If you witness what you believe is voter fraud, document as much as you can while the details are fresh. Note the date, time, and location, including the precinct number or address of the polling place. Descriptions of the people involved and any physical evidence such as photographs strengthen a report considerably. Names and contact information of other witnesses matter too, since investigators will want to corroborate what happened.
Where you report depends on what you witnessed. For suspected voter fraud, you can contact a local FBI field office, a local U.S. attorney’s office, or the Public Integrity Section of the Department of Justice’s Criminal Division, which oversees federal election crime investigations and prosecutions.12United States Department of Justice. Public Integrity Section The FBI also accepts tips online at tips.fbi.gov and by phone at 1-800-CALL-FBI.13FBI. Election Crimes
Voting rights violations such as voter intimidation or suppression follow a slightly different path. You can file a report online with the DOJ Civil Rights Division’s Voting Section or call 1-800-253-3931.14USAGov. Voter Fraud, Voter Suppression, and Other Election Crimes For issues with local election administration, contacting your state or local election office directly is often the fastest route. Most states publish complaint procedures through the Secretary of State’s website.
After submitting a report, expect a preliminary review before any full investigation begins. An investigator may follow up to clarify details or request additional documentation. Processing timelines vary significantly depending on how complex the allegation is and how close it falls to an upcoming election.

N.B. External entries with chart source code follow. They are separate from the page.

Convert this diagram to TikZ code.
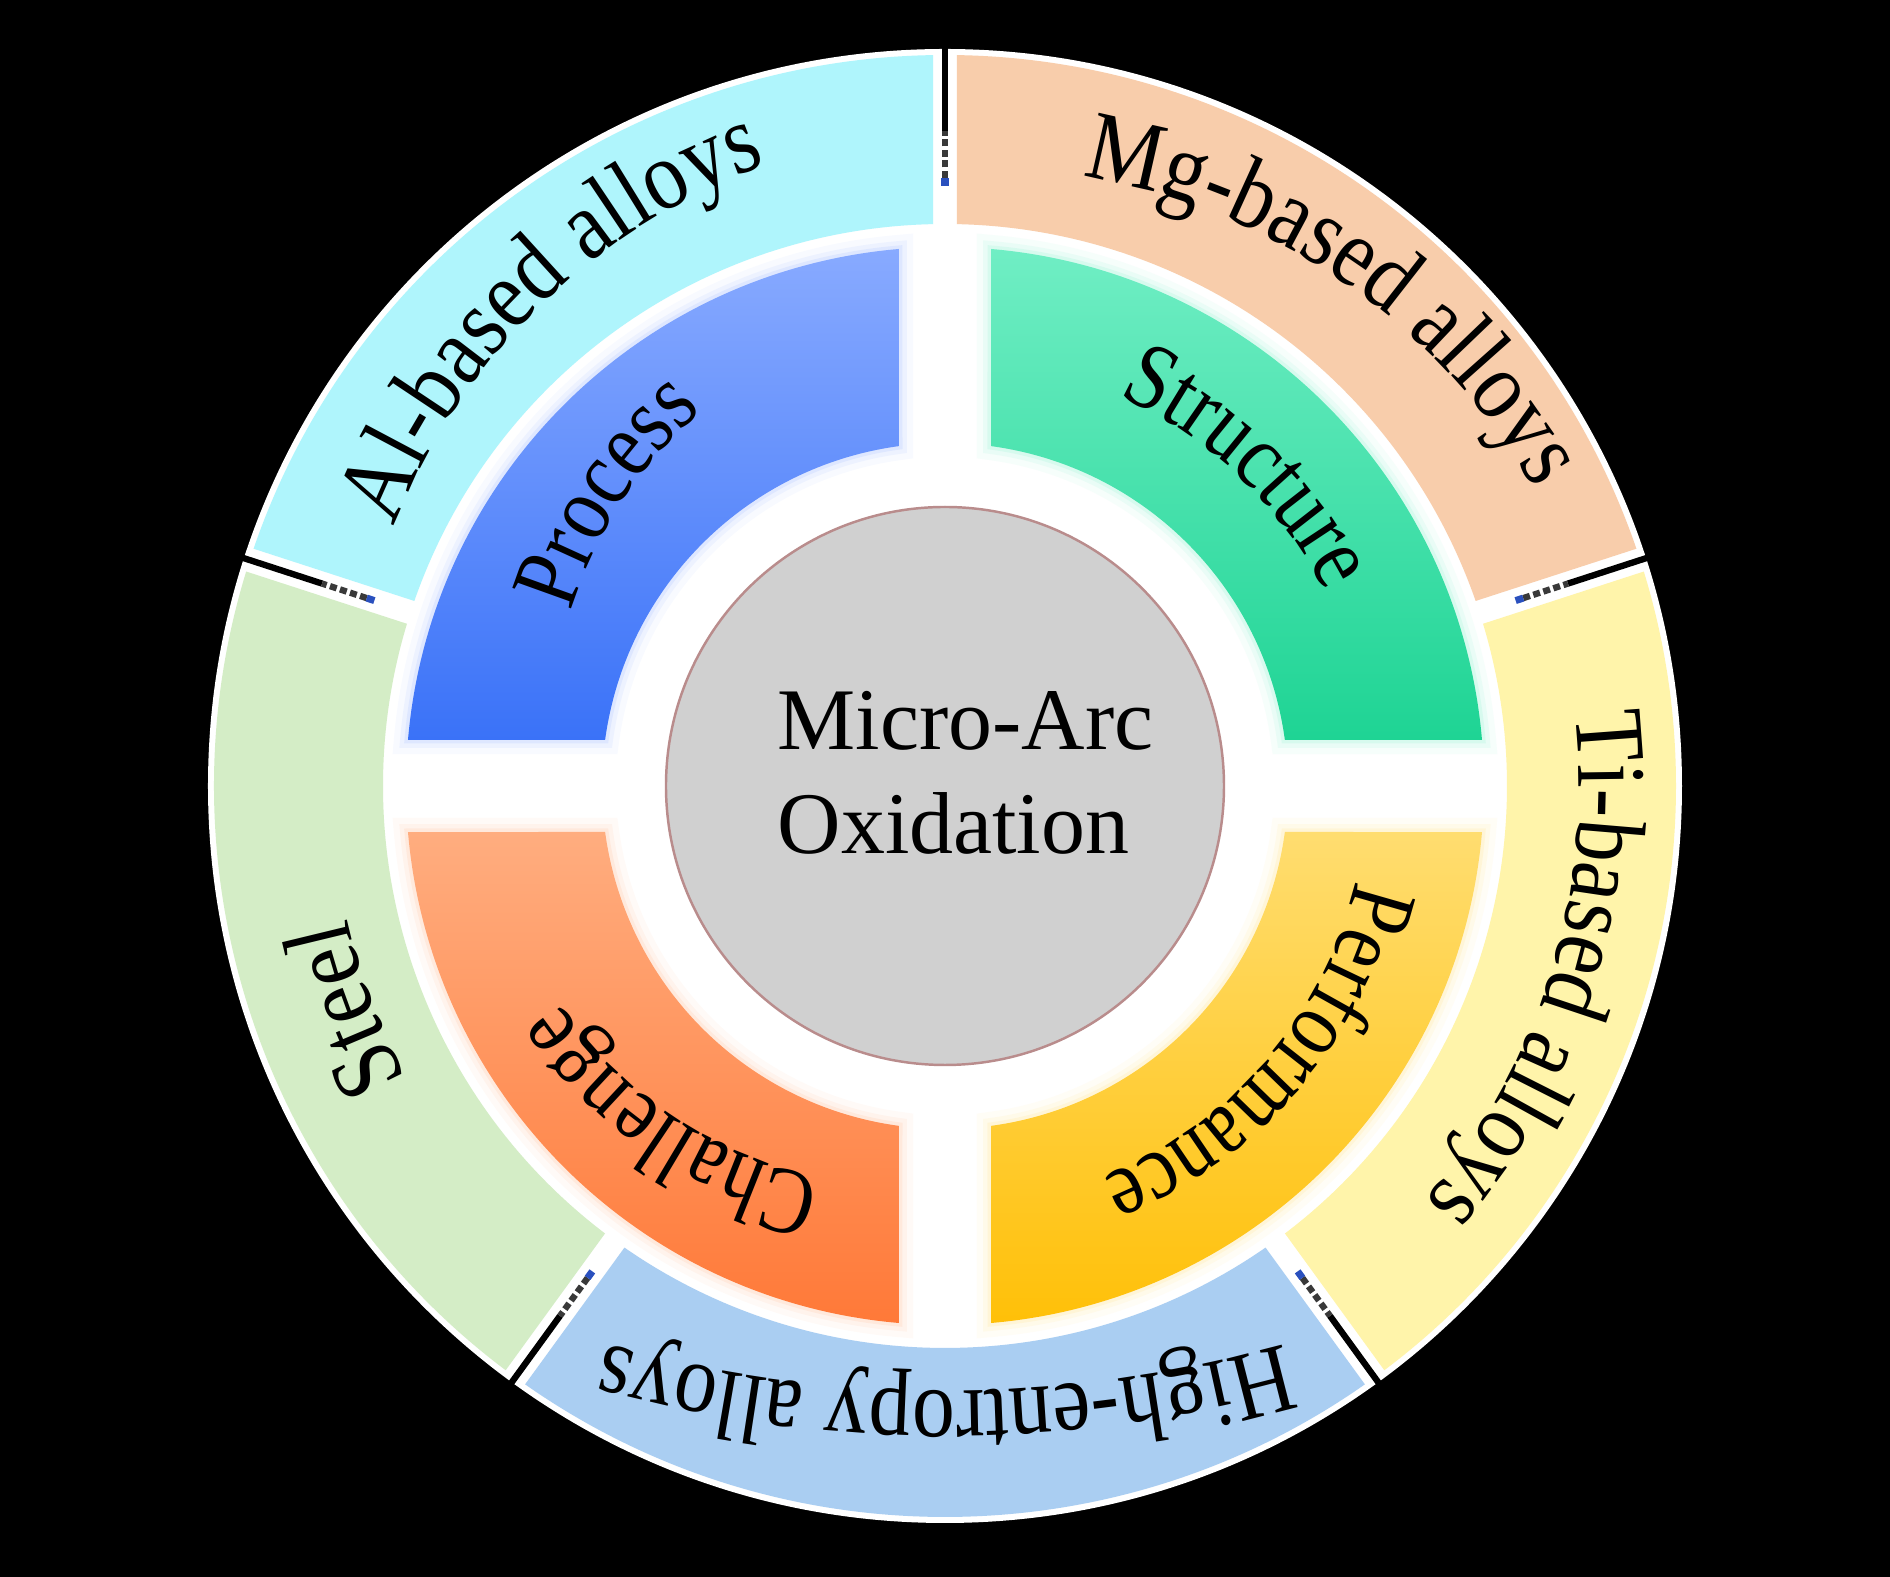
\documentclass[tikz,border=0pt]{standalone}
\usepackage{fontspec}
\setmainfont{Liberation Serif}
\newfontfamily\arcfont{Liberation Serif}[FakeStretch=0.87]
\newfontfamily\arcnarrow{Liberation Serif}[FakeStretch=0.84]
\usetikzlibrary{decorations.text,positioning}
\definecolor{alcyan}{RGB}{175,245,252}
\definecolor{mgpeach}{RGB}{248,205,171}
\definecolor{tiyellow}{RGB}{255,244,170}
\definecolor{heblue}{RGB}{170,206,242}
\definecolor{steelgreen}{RGB}{212,237,198}
\definecolor{proctop}{RGB}{136,170,255}
\definecolor{procbot}{RGB}{58,114,248}
\definecolor{strutop}{RGB}{112,238,196}
\definecolor{strubot}{RGB}{30,212,148}
\definecolor{perftop}{RGB}{255,221,112}
\definecolor{perfbot}{RGB}{255,192,8}
\definecolor{chaltop}{RGB}{255,173,127}
\definecolor{chalbot}{RGB}{255,121,56}
\definecolor{coregray}{RGB}{208,208,208}
\definecolor{coreedge}{RGB}{185,140,140}
\definecolor{markblue}{RGB}{42,80,190}

\begin{document}
\begin{tikzpicture}[x=1cm, y=1cm,
  seg/.style={fill=#1, draw=none},
  blk/.style 2 args={top color=#1, bottom color=#2, draw=none,
    preaction={draw=#1, draw opacity=0.06, line width=8pt},
    preaction={draw=#1, draw opacity=0.09, line width=4.5pt},
    preaction={draw=#1, draw opacity=0.14, line width=2pt}},
  gapline/.style={draw=black, line width=1.8pt},
  curved/.style={decorate, decoration={text along path, text align=center, text={#1}}}]

% background and frame
\fill[black] (-9.45,-7.91) rectangle (9.45,7.86);
\useasboundingbox (-9.45,-7.91) rectangle (9.45,7.86);
\fill[white] (0,0) circle (7.37);

% outer ring: five sectors of 72 degrees
\foreach \a/\c in {90/alcyan, 162/steelgreen, 234/heblue, 306/tiyellow, 18/mgpeach}
  \fill[seg=\c] ({\a+1.223}:5.62) arc[start angle={\a+1.223}, end angle={\a+72-1.223}, radius=5.62]
    -- ({\a+72-0.94}:7.31) arc[start angle={\a+72-0.94}, end angle={\a+0.94}, radius=7.31] -- cycle;
\foreach \a in {90,162,234,306,18} {
  \draw[gapline] (\a:6.55) -- (\a:7.5);
  \draw[gray!45!black, line width=1.8pt, dash pattern=on 2pt off 1pt] (\a:6.08) -- (\a:6.55);
  \draw[markblue, line width=2pt] (\a:6.0) -- (\a:6.08);
}

% inner quadrants
\foreach \b/\ct/\cb in {90/proctop/procbot, 0/strutop/strubot, 270/perftop/perfbot, 180/chaltop/chalbot}
  \path[blk={\ct}{\cb}] ({\b+7.71}:3.43) arc[start angle={\b+7.71}, end angle={\b+82.29}, radius=3.43]
    -- ({\b+85.10}:5.39) arc[start angle={\b+85.10}, end angle={\b+4.90}, radius=5.39] -- cycle;

% core
\node[circle, draw=coreedge, fill=coregray, line width=0.7pt, minimum size=5.58cm] (core) at (0,0) {};
\node[anchor=base west, inner sep=0pt, font=\fontsize{25}{29.6}\selectfont] (micro) at (-1.68,0.36) {Micro-Arc};
\node[anchor=base west, inner sep=0pt, font=\fontsize{25}{29.6}\selectfont] (oxid) at (-1.68,-0.68) {Oxidation};

% outer labels
\path[curved={|\arcfont\fontsize{28}{32}\selectfont|Al-based alloys}, shift={(0.28,0.36)}] (179.2:6.2) arc[start angle=179.2, end angle=89.2, radius=6.2];
\path[curved={|\arcfont\fontsize{28}{32}\selectfont|Mg-based alloys}, shift={(0.33,-0.24)}] (100.3:6.42) arc[start angle=100.3, end angle=10.3, radius=6.42];
\path[curved={|\arcfont\fontsize{28}{32}\selectfont|Ti-based alloys}] (27.9:6.34) arc[start angle=27.9, end angle=-62.1, radius=6.34];
\path[curved={|\arcfont\fontsize{28}{32}\selectfont|High-entropy alloys}, shift={(0,6.45)}] (292:12.5) arc[start angle=292, end angle=248, radius=12.5];
\path[curved={|\arcfont\fontsize{28}{32}\selectfont|Steel}] (245.5:6.12) arc[start angle=245.5, end angle=155.5, radius=6.12];

% inner labels
\path[curved={|\arcnarrow\fontsize{27}{31}\selectfont|Process}, shift={(0.3,0.53)}] (191.8:4.22) arc[start angle=191.8, end angle=101.8, radius=4.22];
\path[curved={|\arcnarrow\fontsize{27}{31}\selectfont|Structure}] (91.5:4.27) arc[start angle=91.5, end angle=1.5, radius=4.27];
\path[curved={|\arcnarrow\fontsize{27}{31}\selectfont|Performance}] (4.4:4.22) arc[start angle=4.4, end angle=-85.6, radius=4.22];
\path[curved={|\arcnarrow\fontsize{27}{31}\selectfont|Challenge}, shift={(-0.39,0.17)}] (281.2:4.18) arc[start angle=281.2, end angle=191.2, radius=4.18];
\end{tikzpicture}
\end{document}
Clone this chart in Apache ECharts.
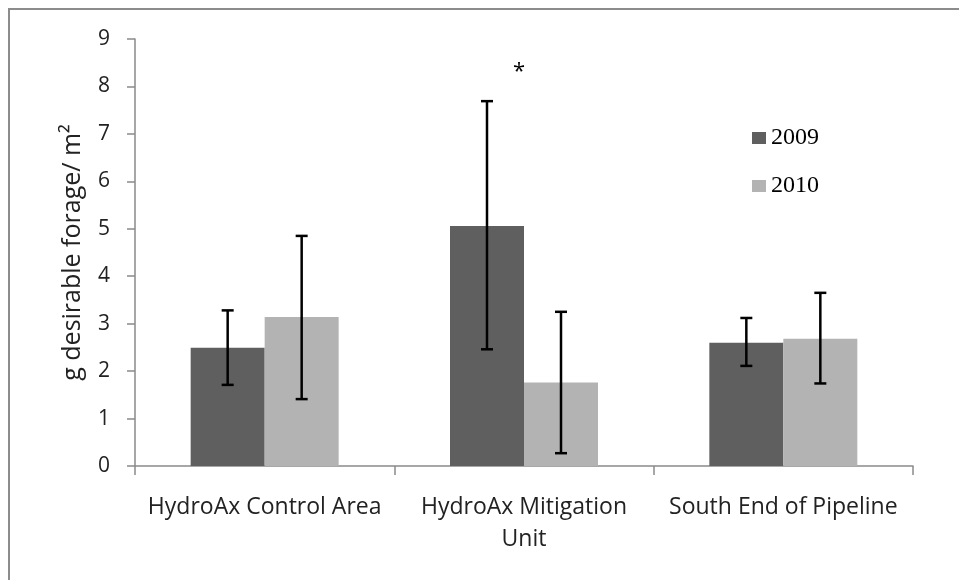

Federal prosecutors don’t have unlimited time to bring charges. The general federal statute of limitations for non-capital offenses is five years from the date of the violation.15Office of the Law Revision Counsel. 18 USC 3282 – Offenses Not Capital That means if someone commits voter fraud in a November election, the government generally has until five years after election day to file charges. State statutes of limitations vary, but most follow a similar multi-year window for felony election offenses. Once the limitations period expires, prosecution is barred regardless of the strength of the evidence.